I generally try as much as possible to avoid commenting on matters theological in these pages. Aesthetically, I quite like the trappings of 19th century Anglo-Catholicism, but equally I am fond of the clean ascetic interiors associated with the Puritans. Certainly now it doesn't seem any of my business how a congregation wants to worship.
Sometimes, though, it becomes very difficult not to break this self-imposed restriction. For example, a High Church congregation is much more likely to keep its building open for visitors than an evangelical one.
Take Milton, for example. We found All Saints locked, with no keyholder. As usual, we pottered around the outside and had a look through the windows. This revealed that the nave has been very drastically reordered - instead of pews (or even benches) it is filled with stacking chairs that are arranged to face the pulpit in the south-east corner of the nave. The chancel is full of amplification equipment, a projection screen, and other lumber.
The porch was full of cheerful posters exhorting us to join the congregation for enthusiasm and music, but there was little comfort for a solitary traveller wanting a quiet moment of worship (or a pair of agnostic church-crawlers interested in the chancel furniture which apparently came from King's College). [Mark adds: I suppose that puritanism is fitting in a place called Milton... Ben may feel he has to be diplomatic for some reason but I see no reason not to say what I think. This church has been nearly wrecked by simplistic happy-clappies. No doubt they would advance arguments about 'returning to the attitudes of the early church' or similar - however they are no less than the modern equivalents of Dowsing and his 17th century crew of fundamentalist wreckers. They should get out of this building and give it to the real local community to use, since clearly any pre-fab with carpets and swedish chairs will do for their purposes.]
So, warm welcome aside, what can I say about All Saints? I liked the tower - like many in the ring of Cambridge satellite villages, it is small, but it's rather sweet. There is a huge dial in the west face which makes it look even smaller, and there are various heads on the parapet and the dripstones of the west window. There's even one sticking out of the south face, for no apparent reason.
I also found the porch rather interesting. Pevsner comments that it seems to be of the 19th century, but I don't think that's the whole story. To me, it looked rather like there was a modest medieval porch, and the Victorians built another porch on to the south of that. To make things even more complex, what one can see of the south wall of the older porch (which is mostly taken up with the newer structure) looks like it's been refaced in a classical design. All most strange.

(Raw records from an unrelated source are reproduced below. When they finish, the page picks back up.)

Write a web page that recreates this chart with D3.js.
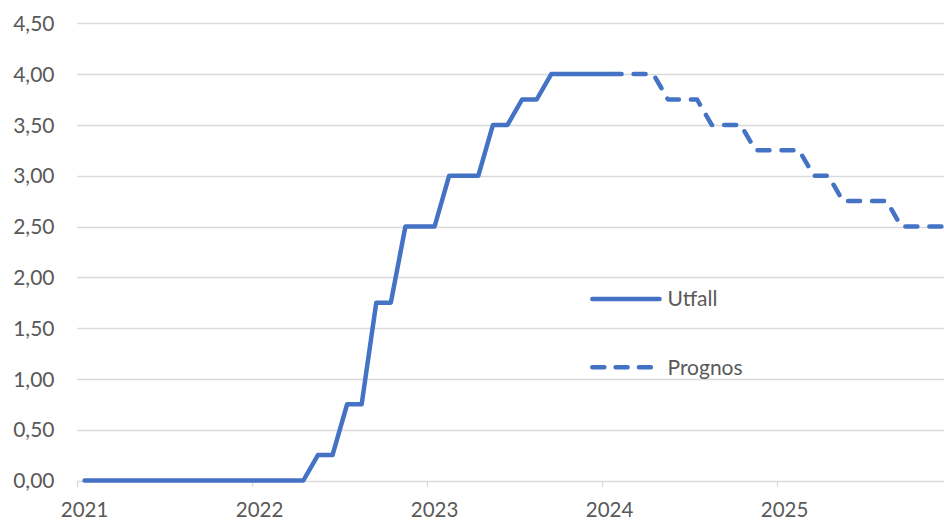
<!DOCTYPE html>
<html>
<head>
<meta charset="utf-8">
<script src="https://cdn.jsdelivr.net/npm/d3@7"></script>
<style>
  html, body { margin: 0; padding: 0; background: #fff; }
  svg { display: block; }
  text { font-family: Lato, "Open Sans", sans-serif; fill: #595959; }
</style>
</head>
<body>
<svg id="chart" width="944" height="521"></svg>
<script>
// ---- Data ----
const yearLabels = ["2021", "2022", "2023", "2024", "2025"];
const yTicks = [0, 0.5, 1, 1.5, 2, 2.5, 3, 3.5, 4, 4.5];
// Monthly values, Utfall from Jan 2021 through Jan 2024
const utfall = [
  0, 0, 0, 0, 0, 0, 0, 0, 0, 0, 0, 0,
  0, 0, 0, 0, 0.25, 0.25, 0.75, 0.75, 1.75, 1.75, 2.5, 2.5,
  2.5, 3, 3, 3, 3.5, 3.5, 3.75, 3.75, 4, 4, 4, 4,
  4
];
// Prognos from Jan 2024 through Dec 2025
const prognosStart = 36; // month index of Jan 2024
const prognos = [
  4, 4, 4, 4, 3.75, 3.75, 3.75, 3.5, 3.5, 3.5, 3.25, 3.25,
  3.25, 3.25, 3, 3, 2.75, 2.75, 2.75, 2.75, 2.5, 2.5, 2.5, 2.5
];
const seriesNames = ["Utfall", "Prognos"];

// ---- Layout ----
const svg = d3.select("#chart");
const color = "#4472C4";
const gridColor = "#D9D9D9";
const lineW = 4.5;
const dash = "12,12";

const x = d3.scaleLinear().domain([0, 60]).range([77.3, 952.3]);
const y = d3.scaleLinear().domain([0, 4.5]).range([480.5, 23.3]);

// gridlines
svg.append("g").selectAll("line").data(yTicks.filter(d => d > 0)).join("line")
  .attr("x1", x(0)).attr("x2", 944)
  .attr("y1", d => Math.round(y(d)) + 0.5).attr("y2", d => Math.round(y(d)) + 0.5)
  .attr("stroke", gridColor).attr("stroke-width", 1.3);

// x axis line and ticks
const xAxisY = Math.round(y(0)) + 0.5;
svg.append("line").attr("x1", x(0)).attr("x2", 944)
  .attr("y1", xAxisY).attr("y2", xAxisY)
  .attr("stroke", gridColor).attr("stroke-width", 1.3);
const yearIdx = yearLabels.map((d, i) => i * 12);
svg.append("g").selectAll("line").data(yearIdx).join("line")
  .attr("x1", d => Math.round(x(d)) + 0.5).attr("x2", d => Math.round(x(d)) + 0.5)
  .attr("y1", xAxisY).attr("y2", xAxisY + 5.5)
  .attr("stroke", gridColor).attr("stroke-width", 1.3);

// x labels (centred on the January point)
svg.append("g").selectAll("text").data(yearLabels).join("text")
  .attr("x", (d, i) => x(i * 12 + 0.5))
  .attr("y", 516.5)
  .attr("text-anchor", "middle")
  .style("font-size", "20.5px")
  .text(d => d);

// y labels
const fmt = d => d3.format(".2f")(d).replace(".", ",");
svg.append("g").selectAll("text").data(yTicks).join("text")
  .attr("x", 54.5)
  .attr("y", d => y(d) + 7.6)
  .attr("text-anchor", "end")
  .style("font-size", "21px")
  .text(fmt);

// lines
const line = d3.line().x(d => x(d.i + 0.5)).y(d => y(d.v));
const utfallPts = utfall.map((v, i) => ({ i, v }));
const prognosPts = prognos.map((v, k) => ({ i: prognosStart + k, v }));

svg.append("path").datum(prognosPts)
  .attr("d", line)
  .attr("fill", "none").attr("stroke", color).attr("stroke-width", lineW)
  .attr("stroke-linecap", "round").attr("stroke-linejoin", "round")
  .attr("stroke-dasharray", dash);

svg.append("path").datum(utfallPts)
  .attr("d", line)
  .attr("fill", "none").attr("stroke", color).attr("stroke-width", lineW)
  .attr("stroke-linecap", "round").attr("stroke-linejoin", "round");

// legend
const legend = svg.append("g");
const legY = [299, 367.3];
seriesNames.forEach((name, k) => {
  legend.append("line")
    .attr("x1", 592.3).attr("x2", 659.5)
    .attr("y1", legY[k]).attr("y2", legY[k])
    .attr("stroke", color).attr("stroke-width", lineW)
    .attr("stroke-linecap", "round")
    .attr("stroke-dasharray", k === 1 ? "12,11.3" : null);
  legend.append("text")
    .attr("x", 667.5).attr("y", legY[k] + 7.3)
    .style("font-size", "21px")
    .text(name);
});
</script>
</body>
</html>
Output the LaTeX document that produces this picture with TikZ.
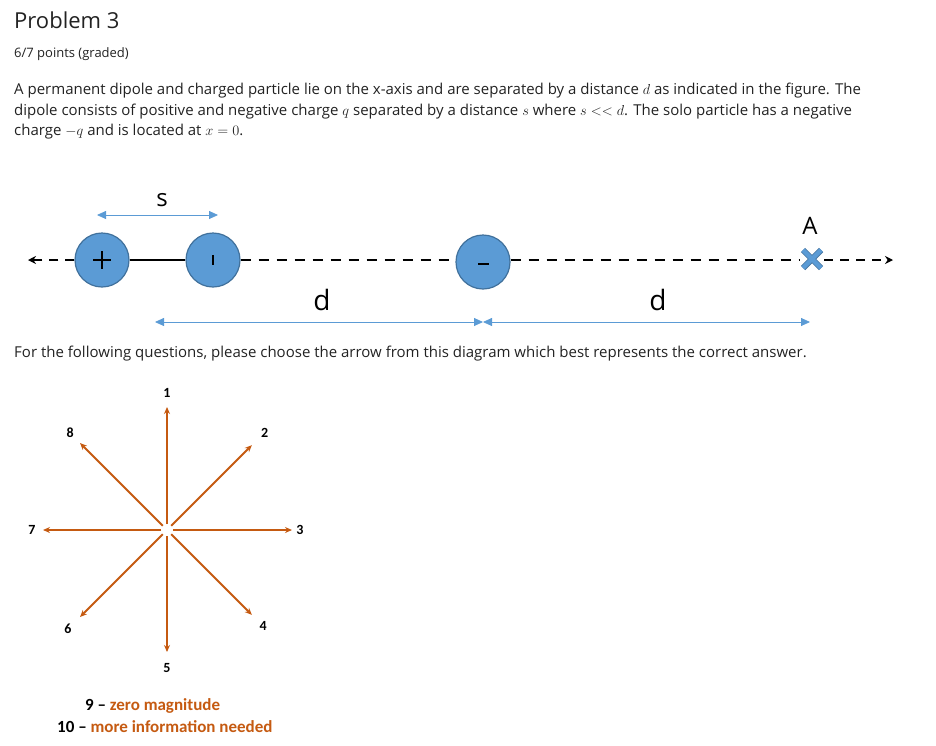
\documentclass[tikz,border=0pt]{standalone}
\usepackage{fontspec}
\setmainfont{Open Sans}
\newfontfamily\carlitofont{Carlito}
\usetikzlibrary{arrows.meta,calc}
\definecolor{cblue}{HTML}{5B9BD5}
\definecolor{cbord}{HTML}{41719C}
\definecolor{corange}{HTML}{C55A11}
\definecolor{txt}{HTML}{222222}
\begin{document}
\begin{tikzpicture}[x=1pt,y=-1pt,
  line/.style={anchor=west,inner sep=0,font=\fontsize{15}{18}\selectfont,text=txt},
  charge/.style={circle,fill=cblue,draw=cbord,line width=1.2pt,minimum size=54pt,inner sep=0},
  dim/.style={cblue,line width=0.8pt,{Triangle[length=9pt,width=8pt]}-{Triangle[length=9pt,width=8pt]}},
  star/.style={corange,line width=2pt,-{Stealth[length=7pt,width=6pt]}},
  num/.style={font=\carlitofont\bfseries\fontsize{14}{16}\selectfont}]
\useasboundingbox (0,0) rectangle (936,745);
\node[line,font=\fontsize{22}{24}\selectfont] (title) at (14,20) {Problem 3};
\node[line,font=\fontsize{13}{15}\selectfont] (pts) at (14,54) {6/7 points (graded)};
\node[line] (l1) at (14,91) {A permanent dipole and charged particle lie on the x-axis and are separated by a distance $d$ as indicated in the figure. The};
\node[line] (l2) at (14,112) {dipole consists of positive and negative charge $q$ separated by a distance $s$ where $s<<d$. The solo particle has a negative};
\node[line] (l3) at (14,132) {charge $-q$ and is located at $x=0$.};
% axis
\coordinate (L) at (28,260);
\coordinate (R) at (893,260);
\node[charge] (p) at (102,260) {};
\node[charge] (n) at (213,260) {};
\node[charge] (m) at (483,262) {};
\node[minimum size=24pt,inner sep=0] (A) at (812,259) {};
\draw[cbord,line width=6pt] (803,250) -- (821,268) (803,268) -- (821,250);
\draw[cblue,line width=4.5pt] (803,250) -- (821,268) (803,268) -- (821,250);
\draw[line width=2pt,dash pattern=on 9pt off 7pt,-{Stealth[length=8pt,width=8pt]}] (p.west) -- (L);
\draw[line width=2pt] (p.east) -- (n.west);
\draw[line width=2pt,dash pattern=on 10pt off 8pt] (n.east) -- (m.west|-n.east);
\draw[line width=2pt,dash pattern=on 10pt off 8pt] (m.east|-n.east) -- (A.west|-n.east);
\draw[line width=2pt,dash pattern=on 9pt off 7pt,-{Stealth[length=8pt,width=8pt]}] (A.east|-n.east) -- (R);
\draw[line width=2.5pt] (93,260) -- (111,260) (102,251) -- (102,269);
\draw[line width=2.5pt] (213,255) -- (213,265);
\draw[line width=2.5pt] (478,264) -- (489,264);
% dims
\coordinate (s1) at (97,215); \coordinate (s2) at (218,215);
\draw[dim] (s1) -- (s2);
\node[font=\fontsize{24}{24}\selectfont] (sl) at (162,200) {s};
\node[font=\fontsize{24}{24}\selectfont] (Al) at (810,226) {A};
\coordinate (d1) at (155,322); \coordinate (d2) at (483,322); \coordinate (d3) at (810,322);
\draw[dim] (d1) -- (d2);
\draw[dim] (d2) -- (d3);
\node[font=\fontsize{28}{28}\selectfont] (dl1) at (322,300) {d};
\node[font=\fontsize{28}{28}\selectfont] (dl2) at (658,300) {d};
\node[line] (q) at (14,354) {For the following questions, please choose the arrow from this diagram which best represents the correct answer.};
% star
\coordinate (c) at (167,530);
\foreach \ang/\len/\lab/\ld in {90/123/1/137, 45/120/2/138, 0/125/3/133, -45/120/4/136, -90/122/5/138, -135/123/6/140, 180/124/7/135, 135/123/8/137}{
  \draw[star] ($(c)+(-\ang:6)$) -- ($(c)+(-\ang:\len)$);
  \node[num] at ($(c)+(-\ang:\ld)$) {\lab};
}
\node[anchor=west,inner sep=0,font=\carlitofont\bfseries\fontsize{17}{19}\selectfont] (z) at (85,706) {9 – \textcolor{corange}{zero magnitude}};
\node[anchor=west,inner sep=0,font=\carlitofont\bfseries\fontsize{17}{19}\selectfont] (mi) at (57,727) {10 – \textcolor{corange}{more information needed}};
\end{tikzpicture}
\end{document}
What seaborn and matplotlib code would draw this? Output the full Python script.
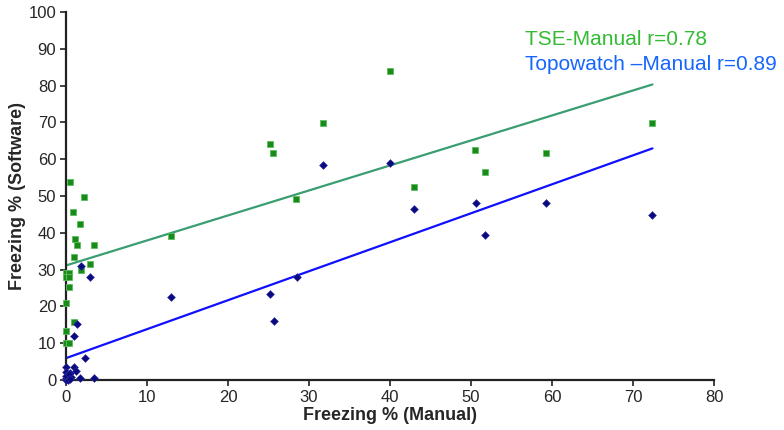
import matplotlib
matplotlib.use("Agg")
import matplotlib.pyplot as plt
import seaborn as sns
import numpy as np
import pandas as pd

# TSE vs Manual (green squares)
tse_manual = [0.5, 2.2, 0.9, 1.7, 1.1, 1.3, 3.5, 1.0, 3.0, 1.8, 0.0, 0.0, 0.4, 0.4, 0.4,
              0.0, 1.0, 0.0, 0.0, 0.4,
              13.0, 25.2, 25.6, 28.4, 31.7, 40.0, 43.0, 50.5, 51.7, 59.2, 72.4]
tse_software = [53.8, 49.8, 45.7, 42.5, 38.2, 36.6, 36.6, 33.3, 31.5, 30.0, 29.0, 28.0, 29.0, 28.0, 25.2,
                20.8, 15.8, 13.3, 10.0, 10.0,
                39.1, 64.0, 61.6, 49.1, 69.9, 84.0, 52.4, 62.4, 56.6, 61.6, 69.9]

# Topowatch vs Manual (navy diamonds)
topo_manual = [1.8, 3.0, 1.4, 1.0, 2.35, 0.0, 1.0, 1.2, 0.0, 0.5, 0.3, 0.6, 0.0, 1.7, 3.5,
               0.0, 0.0, 0.2, 0.4, 0.5,
               13.0, 25.2, 25.7, 28.5, 31.7, 40.0, 43.0, 50.6, 51.7, 59.2, 72.4]
topo_software = [31.0, 28.1, 15.3, 12.0, 5.9, 3.6, 3.4, 2.5, 2.3, 1.8, 0.9, 0.9, 0.5, 0.5, 0.5,
                 0.0, 1.2, 0.0, 1.5, 0.3,
                 22.5, 23.3, 16.1, 28.0, 58.5, 59.1, 46.6, 48.0, 39.3, 48.2, 44.8]

labels = ["TSE-Manual r=0.78", "Topowatch \u2013Manual r=0.89"]
x_ticks = [0, 10, 20, 30, 40, 50, 60, 70, 80]
y_ticks = [0, 10, 20, 30, 40, 50, 60, 70, 80, 90, 100]

sns.set_style("white")
plt.rcParams['font.family'] = ['Liberation Sans', 'DejaVu Sans']

fig = plt.figure(figsize=(7.84, 4.30), dpi=100)
ax = fig.add_axes([66/784, 50/430, 648/784, 368/430])

df_tse = pd.DataFrame({"m": tse_manual, "s": tse_software})
df_topo = pd.DataFrame({"m": topo_manual, "s": topo_software})

sns.regplot(data=df_tse, x="m", y="s", scatter=False, ci=None, truncate=True,
            line_kws=dict(color="#3a9e72", lw=1.6), ax=ax)
sns.regplot(data=df_topo, x="m", y="s", scatter=False, ci=None, truncate=True,
            line_kws=dict(color="#1010ff", lw=1.6), ax=ax)

sns.scatterplot(data=df_tse, x="m", y="s", marker="s", s=18, color="#1a8a1a",
                edgecolor="#5cbf5c", linewidth=0.6, ax=ax, zorder=4, clip_on=False)
sns.scatterplot(data=df_topo, x="m", y="s", marker="D", s=16, color="#0a0a80",
                edgecolor="#3030a0", linewidth=0.4, ax=ax, zorder=5, clip_on=False)

ax.set_xlim(0, 80)
ax.set_ylim(0, 100)
ax.set_xticks(x_ticks)
ax.set_yticks(y_ticks)
ax.tick_params(axis="both", which="both", direction="out", length=4, width=1.2,
               color="#222222", labelsize=12, pad=3, left=True, bottom=True)
for sp in ["top", "right"]:
    ax.spines[sp].set_visible(False)
for sp in ["left", "bottom"]:
    ax.spines[sp].set_color("#222222")
    ax.spines[sp].set_linewidth(1.6)

ax.set_xlabel("Freezing % (Manual)", fontsize=13, fontweight="bold", labelpad=2)
ax.set_ylabel("Freezing % (Software)", fontsize=13, fontweight="bold", labelpad=2)

ax.text(0.708, 0.925, labels[0], transform=ax.transAxes, color="#33bb33",
        fontsize=15, va="center", ha="left")
ax.text(0.708, 0.857, labels[1], transform=ax.transAxes, color="#1565ff",
        fontsize=15, va="center", ha="left")

fig.savefig("out.png", dpi=100)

The rest is pretty unexciting - the walls are stuccoed, and there are some impressively big windows at the west end of the nave, but that's about it. Below the east window we found a memorial to one Thomas Cannon who died in 1726 aged 17, placed there by his 'master and mistress' of four years.
Wandering further round, we discovered that on the north side of the church there is a new building containing a large hall, along with what looks like an office and toilets. This prompted me to wonder: why, given that they built this anyway, did they have to reorder the church itself so drastically? Then the congregation could worship as they desired, without stripping the church as bare as they have.
I thought of the strange, skewed arrangements in the nave, and wondered how much else they've got rid of. The fine Norman chancel arch can't have gone, and I doubt that anyone could want to do much to the piscina and sedilia at the west end, but what about the Elizabethan stalls, and the communion rail taken from King's? [Mark adds: the hall is a cheap, scruffy and uninspired piece of architecture, it shows no sympathy to its surroundings and looks like part of some Young Offenders Institute - the bit that joins it to the church is particularly horrid. As Ben says, it would suit the current congregation and save the church itself from their banal attentions.]
There's a nasty Gordian knot here. On the one hand, one feels strongly that a community ought to worship in the way it sees fit: it isn't the job of anyone (diocese, government or 'so-called do-gooders' like me) to impose a certain type of liturgy or celebration on them. However, what do we do when the mode of worship threatens something else that we consider important?
As far as I know, the benches in Milton weren't considered especially valuable - but what if the congregations of somewhere like Swaffham Bulbeck or Swavesey wanted to rip out their benches, complete with medieval carpentry, and install warm carpets and moveable chairs? What if the people of Guilden Morden felt that their screen was theologically unacceptable, or the denizens of Barton decided once again to efface the paintings of saints on the grounds that they were idolatrous? Our motives for preserving these treasures might be entirely secular - they certainly are in my case. The consequences, though, are not exclusively secular, for if we do move to prevent certain changes in churches, in effect we forbid certain forms of worship and promote others.
It's a tricky problem, and I'm not sure what is to be done. One thing I do believe strongly, though, is that the parish churches of England cannot just belong to their congregations: they have neither that right, nor that burden. The rest of us should (through the state) ease the financial cost of preserving the structures and the artworks within: but by so doing, we also assert our right to a voice in deliberations about how best to manage the buildings. And that, I suspect, is a rather unpopular thing to say.
All Saints was locked when we visited, with no information about keyholders.